On Thursday, November 17, I and a handful of other campus religious leaders met with Assistant Vice Chancellor Griselda Castro and discussed concerns around the campus’ response to students’ expression of solidarity with the Occupy movements around the country, and particularly with UC Berkeley students, faculty and staff harmed last week by police as they protested nonviolently. My hope was to offer feedback to the administration that their response was at best misguided and insufficient and that open dialogue was deeply needed. I questioned why police in full riot gear entered Mrak on Wednesday minutes after students who had been asked to leave voluntarily were packing up their things and exiting the building voluntarily. (On Wednesday, I sat with students in the lobby of Mrak after having been prevented from attending a meeting there on the interfaith service initiative that CA House is leading. The administration had shut down the elevator and locked the door to the stairwell. When I finally found a way down a set of back stairs to the meeting, I met Chancellor Katehi on the stairway, avoiding contact with the students in the lobby.) The responses I received from AVC Castro were:
- a volunteer committee is communicating with the students for the administration
- The police were not supposed to be in riot gear and the administration was also not happy about their response
- The administration is overworked and doing the best they can
- The Chancellor is unavailable due to her triple booked schedule to move forward her agenda of globalization and internationalization of the university
- The university’s highest goal is safety
While each of these responses is deeply problematic, perhaps the most concerning is that “the administration’s highest goal is safety.” This rhetoric is echoed in the Chancellor’s letter to the campus community after the pepper spraying, abuse and arresting of students peacefully protesting on the quad on Friday afternoon. I thought the university’s highest goals were the education of its students, advocacy of open dialogue, training in critical reflection, character and leadership development and the quest for knowledge, beauty and truth.

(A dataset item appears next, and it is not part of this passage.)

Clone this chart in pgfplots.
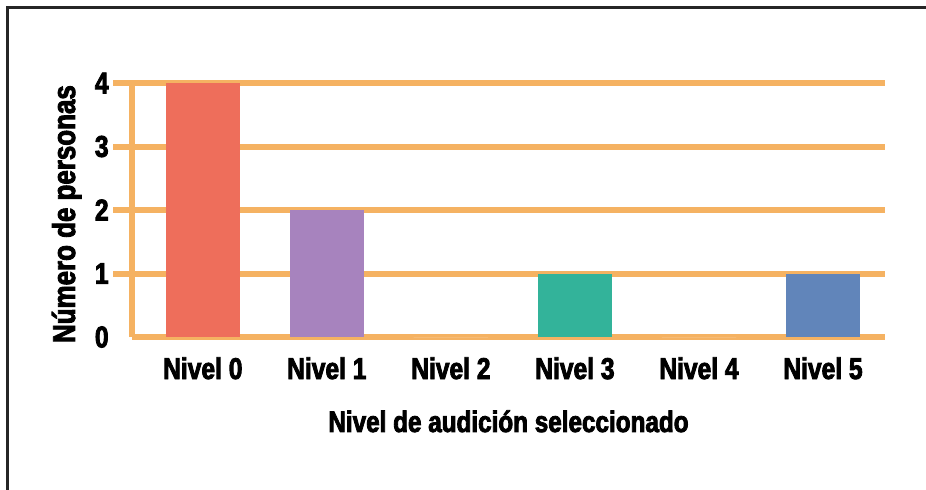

The ironies are overwhelming. Instead of insuring the stated “highest goal,” the police are violating the safety of the campus community. If the administration is dismayed about the response of the police, who is in charge? If certain members of the administration and staff are too overwhelmed due to budget cuts to respond appropriately, are they not also part of the 99%? I suggested this to AVC Castro and wondered out loud why she didn’t join the Occupiers. In the nine years I have known AVC Castro I have watched her health deteriorate and her control over her own life wane, all in faithful service to the university. This is not a rant against any one person, rather a depiction of a disturbingly dysfunctional system, a call for open and democratic dialogue, and a plea for leadership.

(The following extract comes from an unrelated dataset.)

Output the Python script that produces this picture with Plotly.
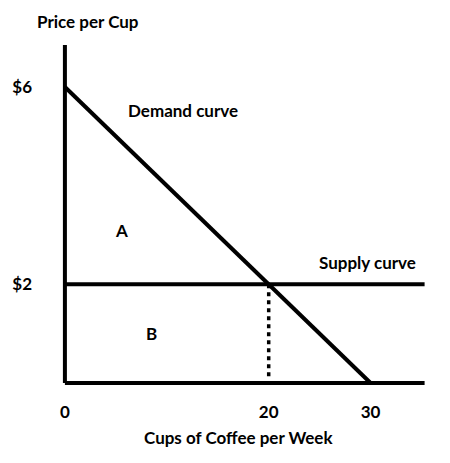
import plotly.graph_objects as go

# Data
demand_q = [0, 30]
demand_p = [6, 0]
supply_price = 2
equilibrium_q = 20
x_tick_vals = [0, 20, 30]
x_tick_text = ["0", "20", "30"]
y_tick_vals = [2, 6]
y_tick_text = ["$2", "$6"]
x_end = 35.3
y_top = 6.85

FONT = "Lato"
BLACK = "#000000"

fig = go.Figure()

# y axis line
fig.add_trace(go.Scatter(x=[0, 0], y=[0, y_top], mode="lines",
                         line=dict(color=BLACK, width=4), hoverinfo="skip"))
# x axis line
fig.add_trace(go.Scatter(x=[0, x_end], y=[0, 0], mode="lines",
                         line=dict(color=BLACK, width=4), hoverinfo="skip"))
# demand
fig.add_trace(go.Scatter(x=demand_q, y=demand_p, mode="lines",
                         line=dict(color=BLACK, width=4)))
# supply
fig.add_trace(go.Scatter(x=[0, x_end], y=[supply_price, supply_price], mode="lines",
                         line=dict(color=BLACK, width=4)))
# dotted equilibrium
fig.add_trace(go.Scatter(x=[equilibrium_q, equilibrium_q], y=[supply_price, 0.1], mode="lines",
                         line=dict(color=BLACK, width=3.5, dash="4px,4px")))

ann_font = dict(family=FONT, size=17, color=BLACK)
annotations = [
    dict(text="<b>Demand curve</b>", x=11.6, y=5.53, xref="x", yref="y", showarrow=False, font=ann_font),
    dict(text="<b>Supply curve</b>", x=29.7, y=supply_price, yshift=22, xref="x", yref="y", showarrow=False, font=ann_font),
    dict(text="<b>A</b>", x=5.55, y=3.1, xref="x", yref="y", showarrow=False, font=ann_font),
    dict(text="<b>B</b>", x=8.45, y=1.0, xref="x", yref="y", showarrow=False, font=ann_font),
    dict(text="<b>Price per Cup</b>", x=(31 - 55) / 370, y=(463 - 22 - 76) / 345, xref="paper", yref="paper",
         xanchor="left", yanchor="middle", showarrow=False, font=ann_font),
    dict(text="<b>Cups of Coffee per Week</b>", x=(236 - 55) / 370, y=(463 - 437 - 76) / 345, xref="paper", yref="paper",
         xanchor="center", yanchor="middle", showarrow=False, font=ann_font),
]

fig.update_layout(
    width=450, height=463,
    margin=dict(l=55, r=25, t=42, b=76),
    paper_bgcolor="white", plot_bgcolor="white",
    showlegend=False,
    annotations=annotations,
    xaxis=dict(range=[-0.58, 35.34], showgrid=False, zeroline=False, showline=False,
               tickvals=x_tick_vals, ticktext=[f"<b>{t}</b>" for t in x_tick_text],
               ticks="", tickfont=dict(family=FONT, size=17, color=BLACK), ticklabelstandoff=13),
    yaxis=dict(range=[-0.081, 6.913], showgrid=False, zeroline=False, showline=False,
               tickvals=y_tick_vals, ticktext=[f"<b>{t}</b>" for t in y_tick_text],
               ticks="", tickfont=dict(family=FONT, size=17, color=BLACK), ticklabelstandoff=26),
)

fig.write_html("out.html")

The administration, and particularly Chancellor Katehi, MUST commit to meeting with students on Monday on the quad in open dialogue. Letters and emissaries are not enough. While she has expressed sadness about the harm suffered by students on Friday, a personal apology is also in order. When AVC Castro said that the Chancellor is “unavailable due to being triple booked in moving forward her agenda of globalization and internationalization of the university,” I responded that her agenda reads as privatization to students and is part of the problem. If this is a misperception, it can only be dispelled in an open and transparent forum. While I have appreciated the Chancellor’s responses to hate crimes on campus, her dramatic increase of the budget of the LGBTRC and her support of women in the academy, she must also be present and effective in leading the university to fulfill the totality of its mission. This requires careful and ongoing conversation with students, faculty and staff about the increasing climate of criminalization and dehumanization on campus.

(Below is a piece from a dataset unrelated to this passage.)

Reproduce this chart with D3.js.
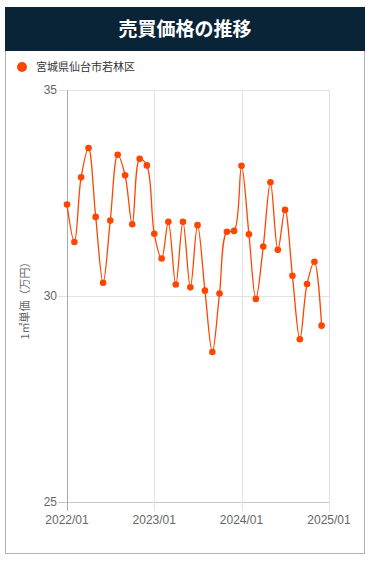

In the meantime, please pray for peaceful, positive and significant change. Pray for healing. One of our CA House interns, Tom Zolot, has been a leader in the movement, spoke at the rally on Thursday and is now home healing from being pepper sprayed. Another of our CA House interns, Emily Pickens-Jones, has been cooking food from the CA House pantry and the Co-op and shuttling warm rations to the students on the quad. Most students I know are shocked that peaceful protest has come to this. I urge each member of the campus and city communities to be present on Monday at noon on the UC Davis quad. We must not let the events of the past week devolve into recriminations and further divisiveness. The brokenness of our system is certainly clear to us now if anyone had any question before. Major changes that support the wellness of all in our community—police and student, Sodexho employee and faculty, administration and homeless—are desperately needed. Healing in a pluralistic context is complex: some call for forgiveness, while others demand justice in the form of law and consequence, while still others advocate letting go. Some have no regular experience with a practice that brings healing. But this does not mean that healing is unachievable. Healing begins with honesty, humility and a commitment to understand. It begins with showing up. I hope to see you on the quad on Monday.
Thank you for this, Kristin. Very well written.
Rather than a Christian community, what i have seen here more nearly resembles a PAC, and a radical one at that. From my reading of the Bible we are supposed to be “in” the world, but not “of” it. So the police mistreated some of you. What else do you expect from the “world”?
I really can’t distinguish (especially on the UC Davis campus) between Christians concerned about ministering to the spiritual and physical needs of the hurting and disadvantaged and anarchical political groups which seem only to enjoy the excitement of protesting.
I don’t wish to denegrate you personally, but i think these quasi-religious groups (at least the ones i have seen on this site) are far off base if they truly wish to show the love of Christ.